Richer and more powerful countries might have more capacity at their permanent missions to undertake PSC duties

Equally questionable is the lack of transparent campaign messaging by candidates, which would provide information about their priorities and credentials. Countries lobby among member states and the decision to endorse one country over another is largely a political decision.

PSC dynamics in the next two years

The election of 10 new PSC members will impact the dynamics within the council in 2020–2021. 

With the joining of Benin, Chad, Cameroon, Egypt, Mozambique and, if elected, either Somalia, Ethiopia, or Djibouti, the PSC will be composed of a majority of states whose priority has been countering terrorist threats. This is in addition to continuing members such as Nigeria and Kenya that are deeply involved in anti-terror operations in their respective regions.

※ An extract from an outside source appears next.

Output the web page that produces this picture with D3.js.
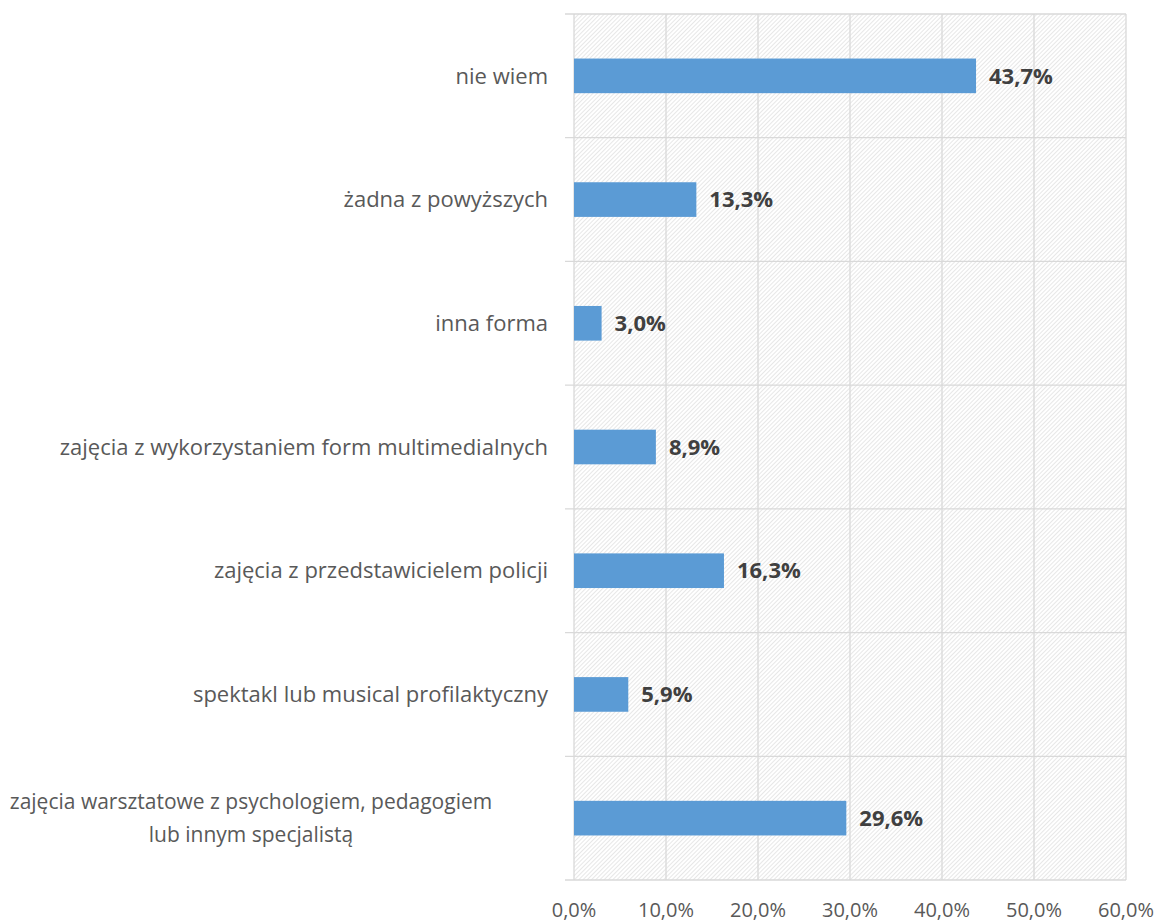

It is thus probable that the issue of countering terrorism and violent extremism, as well as the various multinational responses, will feature on the PSC’s agenda in 2020.

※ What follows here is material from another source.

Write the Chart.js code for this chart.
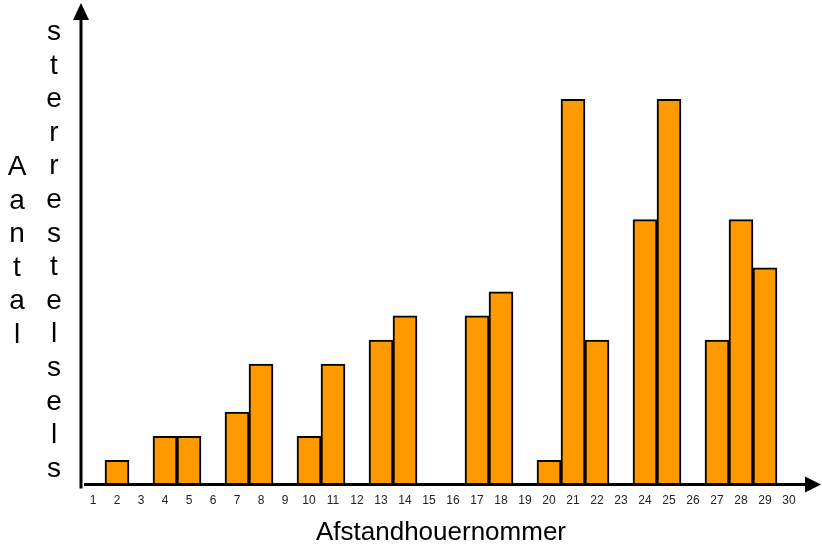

It is probable that the issue of countering terrorism will feature on the PSC’s agenda in 2020

If Ethiopia and Djibouti join the PSC, along with Kenya, they will most likely be interested in shaping the response to the threat posed by al-Shabaab following the drawdown of AMISOM. The deteriorating security situation in West Africa and the Sahel is also likely to get greater attention in 2020.

With six or seven of its incoming members – Cameroon, Chad, Egypt, Ghana, Senegal, and East African candidates Somalia, Sudan, and Ethiopia – expected to hold elections in 2020, the PSC will undoubtedly handle issues related to elections and election observations in member states with care and a level of restraint this year.

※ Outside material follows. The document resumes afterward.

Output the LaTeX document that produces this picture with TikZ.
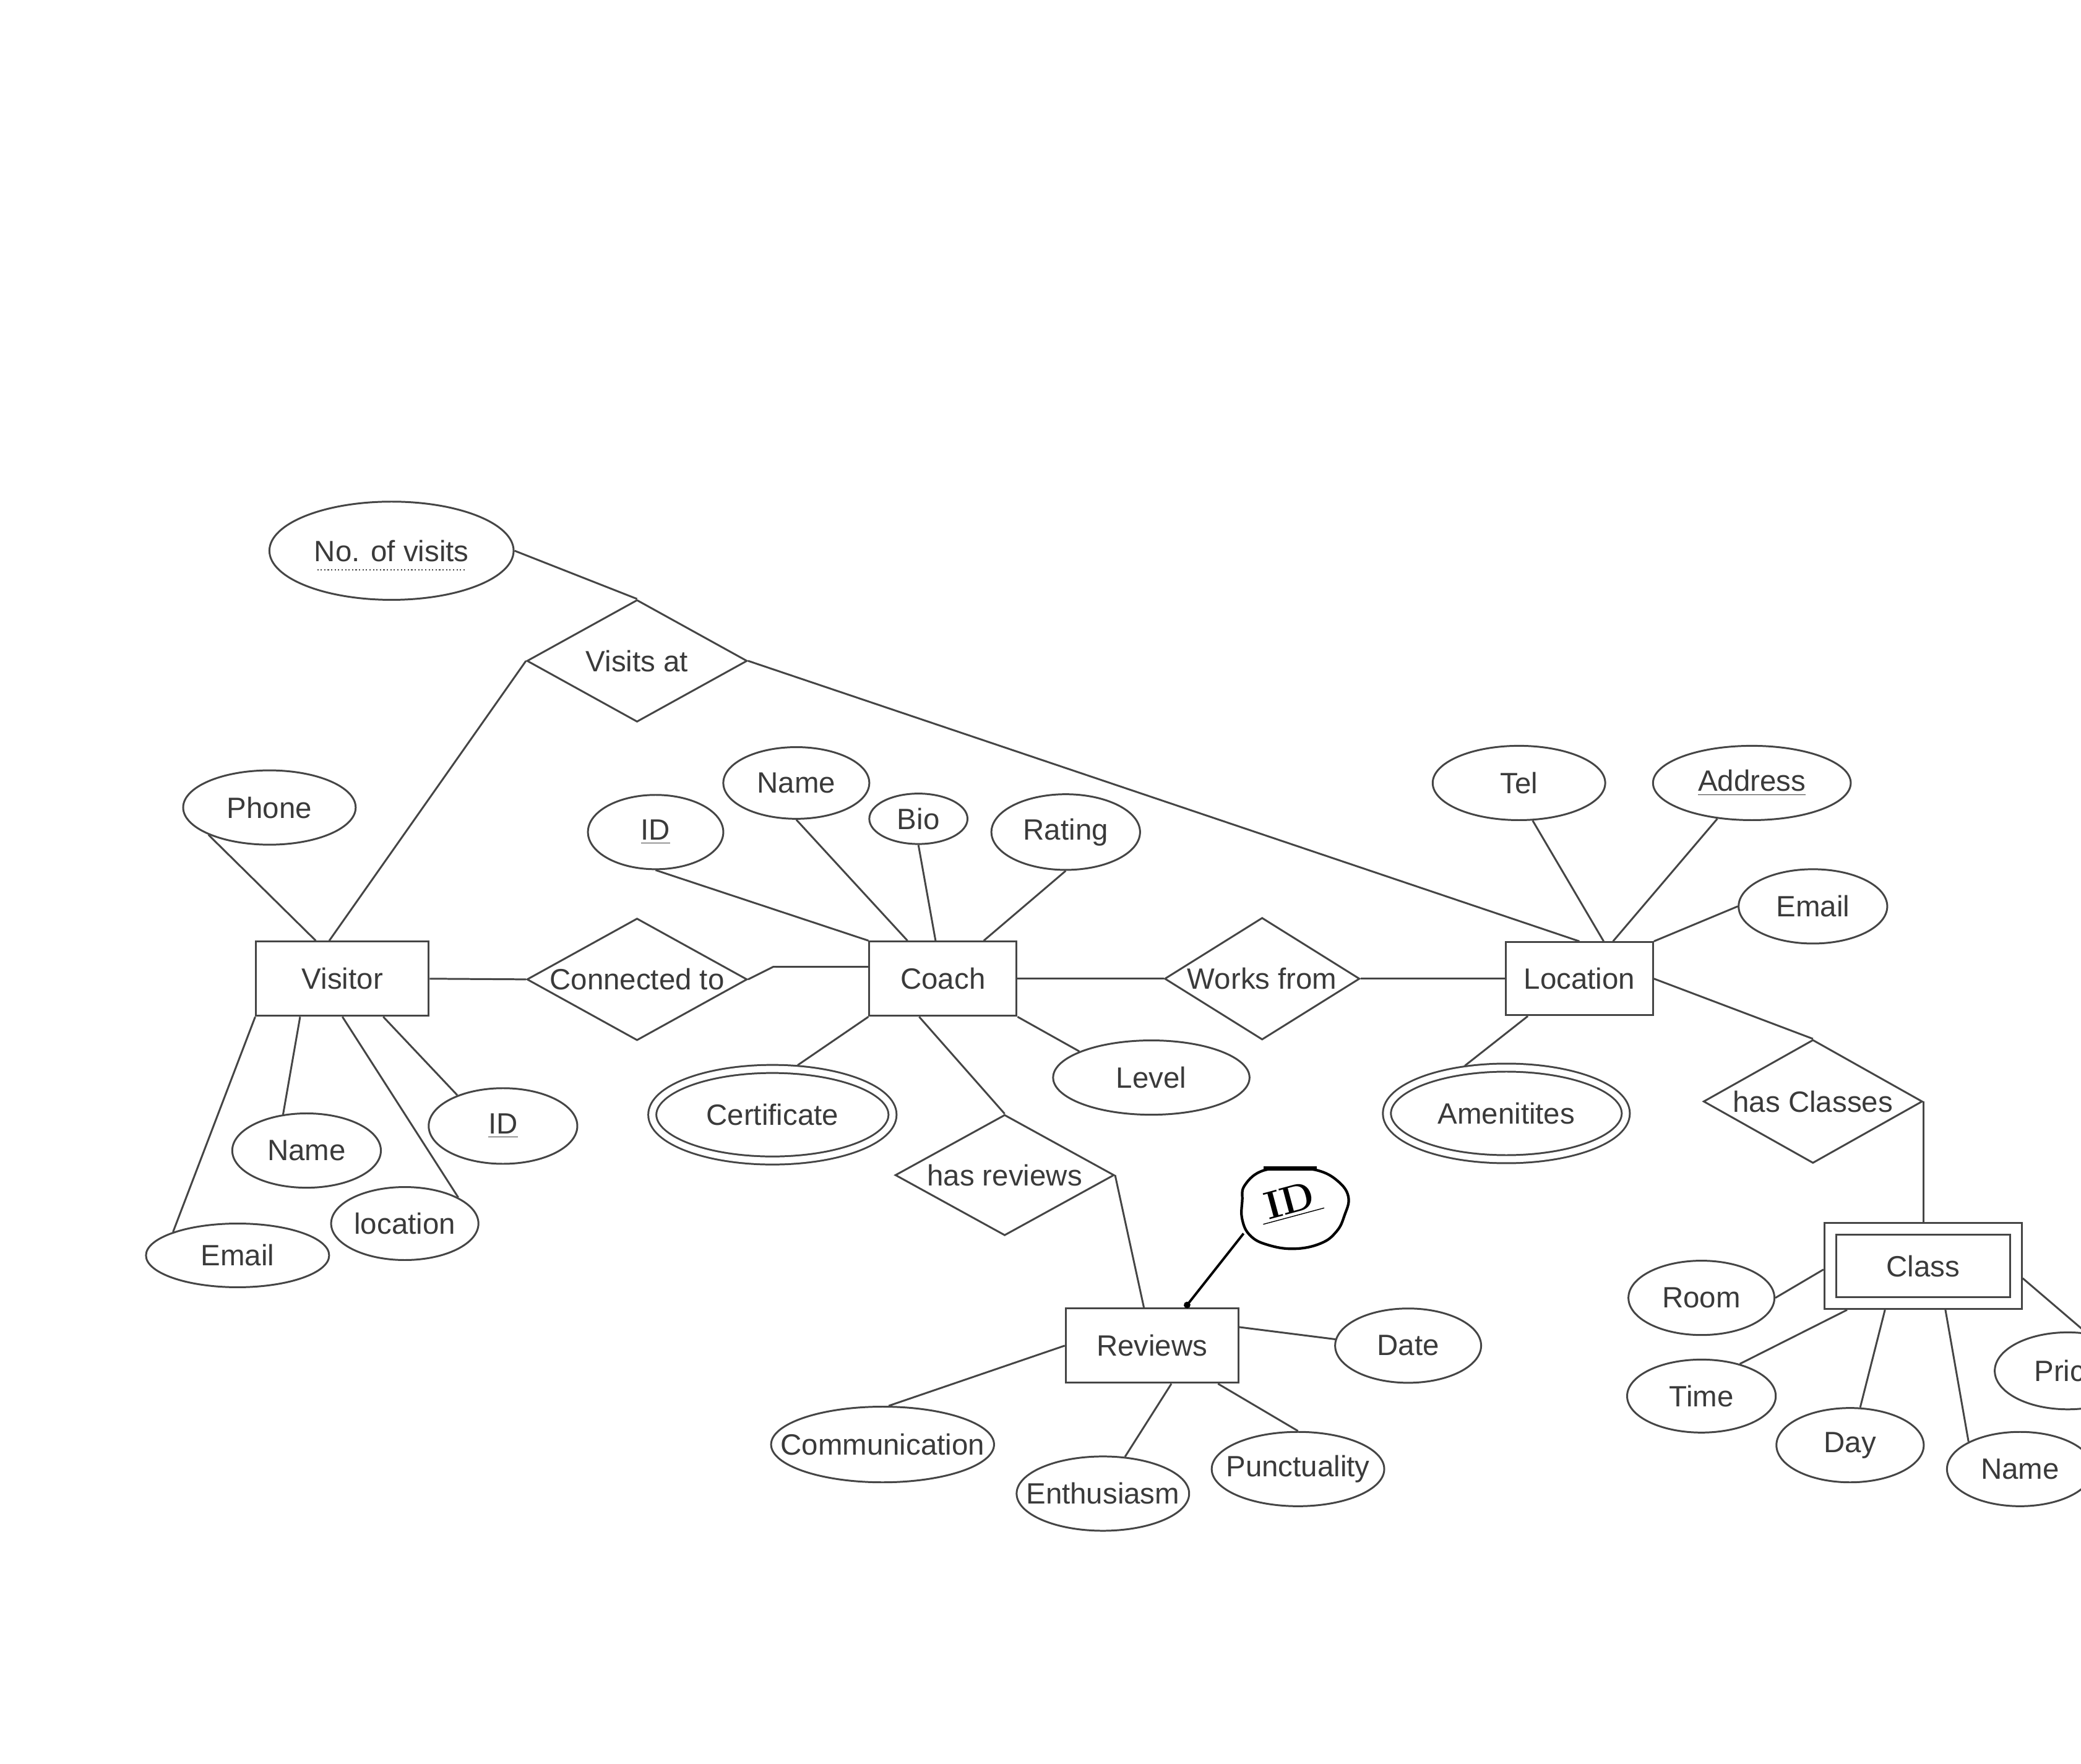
\documentclass[tikz,border=0pt]{standalone}
\usepackage{fontspec}
\newfontfamily\erfont{Liberation Sans}
\usetikzlibrary{shapes.geometric, arrows.meta, calc}

\newcommand{\lbl}[1]{\makebox[0pt]{#1}}
\newcommand{\pxu}{0.2145mm}
\definecolor{erline}{HTML}{454545}
\definecolor{ertext}{HTML}{3A3A3A}

\begin{document}
\begin{tikzpicture}[x=0.2145mm, y=-0.2145mm, line width=0.85pt, color=erline,
  every node/.style={font=\erfont\fontsize{13.5}{16}\selectfont, text=ertext},
  entity/.style 2 args={rectangle, draw, inner sep=0pt, minimum width=#1*\pxu, minimum height=#2*\pxu},
  weakentity/.style 2 args={entity={#1}{#2}, double, double distance=7.5*\pxu, outer sep=1.08mm},
  attrib/.style 2 args={ellipse, draw, inner sep=0pt, minimum width=#1*\pxu, minimum height=#2*\pxu},
  multiattrib/.style 2 args={attrib={#1}{#2}, double, double distance=1mm, outer sep=0.78mm},
  relation/.style 2 args={diamond, draw, inner sep=0pt, minimum width=#1*\pxu, minimum height=#2*\pxu}]
\useasboundingbox (0,0) rectangle (1568,1329);
\clip (0,0) rectangle (1568,1329);

% visitor
\node[entity={130}{56}] (visitor) at (258,737.5) {Visitor};
\node[attrib={130}{56}] (phone) at (203,608.5) {\lbl{Phone}};
\node[attrib={184}{74}] (novisits) at (295,415) {\lbl{No. of visits}};
\node[relation={166}{92}] (visitsat) at (480,498) {\lbl{Visits at}};
\node[relation={166}{92}] (connected) at (480,738) {\lbl{Connected to}};
\node[attrib={112}{56}] (vname) at (231,867) {\lbl{Name}};
\node[attrib={138}{48}] (vemail) at (179,946) {\lbl{Email}};
\node[attrib={111}{55}] (vloc) at (305,922) {\lbl{location}};
\node[attrib={112}{57}] (vid) at (379,848.5) {\lbl{\underline{ID}}};
\draw[densely dotted, line width=0.6pt] ($(novisits.center)+(-56,14.5)$) -- ++(112,0);

% coach
\node[entity={111}{56}] (coach) at (710.5,737.5) {Coach};
\node[attrib={102}{56}] (cid) at (494,627) {\lbl{\underline{ID}}};
\node[attrib={110}{54}] (cname) at (600,590) {\lbl{Name}};
\node[attrib={74}{38}] (bio) at (692,617) {\lbl{Bio}};
\node[attrib={112}{57}] (rating) at (803,627) {\lbl{Rating}};
\node[attrib={148}{56}] (level) at (867.5,812) {\lbl{Level}};
\node[multiattrib={181}{69}] (cert) at (582,840) {\lbl{Certificate}};
\node[relation={147}{92}] (works) at (951,737.5) {\lbl{Works from}};
\node[relation={165}{91}] (hasrev) at (757,885.5) {\lbl{has reviews}};

% reviews
\node[entity={130}{56}] (reviews) at (868,1014) {Reviews};
\node[attrib={110}{56}] (date) at (1061,1014) {\lbl{Date}};
\node[attrib={168}{57}] (comm) at (665,1088.5) {\lbl{Communication}};
\node[attrib={130}{56}] (enth) at (831,1125.5) {\lbl{Enthusiasm}};
\node[attrib={130}{56}] (punct) at (978,1107) {\lbl{Punctuality}};

% location
\node[entity={111}{55}] (location) at (1190,737.5) {Location};
\node[attrib={130}{56}] (tel) at (1144.5,590) {\lbl{Tel}};
\node[attrib={149}{56}] (address) at (1320,590) {\lbl{\underline{Address}}};
\node[attrib={112}{56}] (lemail) at (1366,683) {\lbl{Email}};
\node[multiattrib={180}{69}] (amen) at (1135,839) {\lbl{Amenitites}};
\node[relation={165}{93}] (hascls) at (1366,830) {\lbl{has Classes}};

% class
\node[weakentity={140}{56}] (class) at (1449,954) {Class};
\node[attrib={110}{56}] (room) at (1282,978) {\lbl{Room}};
\node[attrib={112}{55}] (time) at (1282,1052) {\lbl{Time}};
\node[attrib={111}{56}] (day) at (1394,1089) {\lbl{Day}};
\node[attrib={110}{56}] (clname) at (1522,1107) {\lbl{Name}};
\node[attrib={110}{58}] (price) at (1558,1033) {\lbl{Price}};

% hand drawn key
\draw[black, line width=1.2pt] plot[smooth cycle, tension=0.7] coordinates {(938,893) (952,882) (975,881) (993,882) (1008,890) (1016,902) (1013,916) (1007,928) (995,937) (975,941) (955,938) (942,931) (936,919) (936,905)};
\draw[black, line width=2pt] (952,880.5) -- (992,880.5);
\node[black, rotate=15, font=\rmfamily\bfseries\fontsize{18}{20}\selectfont] (rid) at (972,906) {\underline{\,ID\,}};
\coordinate (ridtail) at (937,929.5);

% lines
\draw (novisits.east) -- (visitsat.north);
\draw (visitsat.east) -- (location.north);
\draw (visitsat.west) -- (visitor.109);
\draw (phone.204) -- (visitor.125);
\draw (visitor.east) -- (connected.west);
\draw (connected.east) -- ++(19,-9.5) -- (coach.171);
\draw (visitor.222) -- (vname.123);
\draw (visitor.south west) -- (vemail.160);
\draw (visitor.south) -- (vloc.26);
\draw (visitor.-43) -- (vid.146);

\draw (cid.south) -- (coach.north west);
\draw (cname.south) -- (coach.133);
\draw (bio.south) -- (coach.101);
\draw (rating.south) -- (coach.43);
\draw (coach.south east) -- (level.160);
\draw (coach.south west) -- (cert.63);
\draw (coach.238) -- (hasrev.north);
\draw (coach.east) -- (works.west);
\draw (works.east) -- (location.west);
\draw (hasrev.east) -- (reviews.102);

\draw (reviews.12) -- (date.175);
\draw (reviews.west) -- (comm.81);
\draw (reviews.-63) -- (enth.59);
\draw (reviews.-30) -- (punct.north);
\draw[black, line width=1.1pt, -{Circle[length=3pt]}] (ridtail) -- (reviews.49);

\draw (tel.-70) -- (location.57);
\draw (address.226) -- (location.48);
\draw (lemail.west) -- (location.north east);
\draw (location.216) -- (amen.131);
\draw (location.east) -- (hascls.north);
\draw (hascls.east) -- (hascls.east |- class.north);

\draw (room.east) -- (class.182);
\draw (time.40) -- (class.210);
\draw (day.75) -- (class.229);
\draw (clname.152) -- (class.-63);
\draw (class.-7) -- (price.64);
\end{tikzpicture}
\end{document}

Election-related protests and those caused by constitutional amendments allowing incumbents to extend their stay in power are also unlikely to feature on the PSC’s agenda in the two years ahead, as elections will probably be contested in some of these countries for the same reasons.

Cameroon, Chad, Mozambique and potentially Ethiopia and Sudan will be joining the PSC in 2020 while they each face internal strife. This will test the PSC’s resolve to play its conflict prevention role in the next two years. 

The council will have its highest ever number of countries directly affected by the Libyan conflict

With Egypt, Chad, Algeria and potentially Sudan in the PSC, the council will have its highest ever number of countries directly affected by the Libyan conflict. While these countries might push for the resolution of the conflict, it is doubtful whether that will reduce counterproductive differences and yield a positive outcome. 

Chad, Cameroon and potentially Sudan are also incoming members that are neighbours of conflict-afflicted CAR. They may seek to take strong measures should the situation in the CAR deteriorate further in the run-up to elections towards the end of this year.

Malawi and Mozambique, which were devastated by natural disasters in 2019, might champion the PSC’s framework for responding to natural disasters and to humanitarian crises in general.

It is unlikely that the PSC will not find consensus in its deliberations, given that incoming members will want their interests to be endorsed and might avoid issues generally considered divisive in the various regions.

Issues that are not politically sensitive for member states are likely to continue dominating the PSC’s agenda in 2020–21. These include thematic or regional peace and security concerns. However, such a move will constitute a disservice to the continent and foment perceptions that the council is increasingly avoiding critical issues.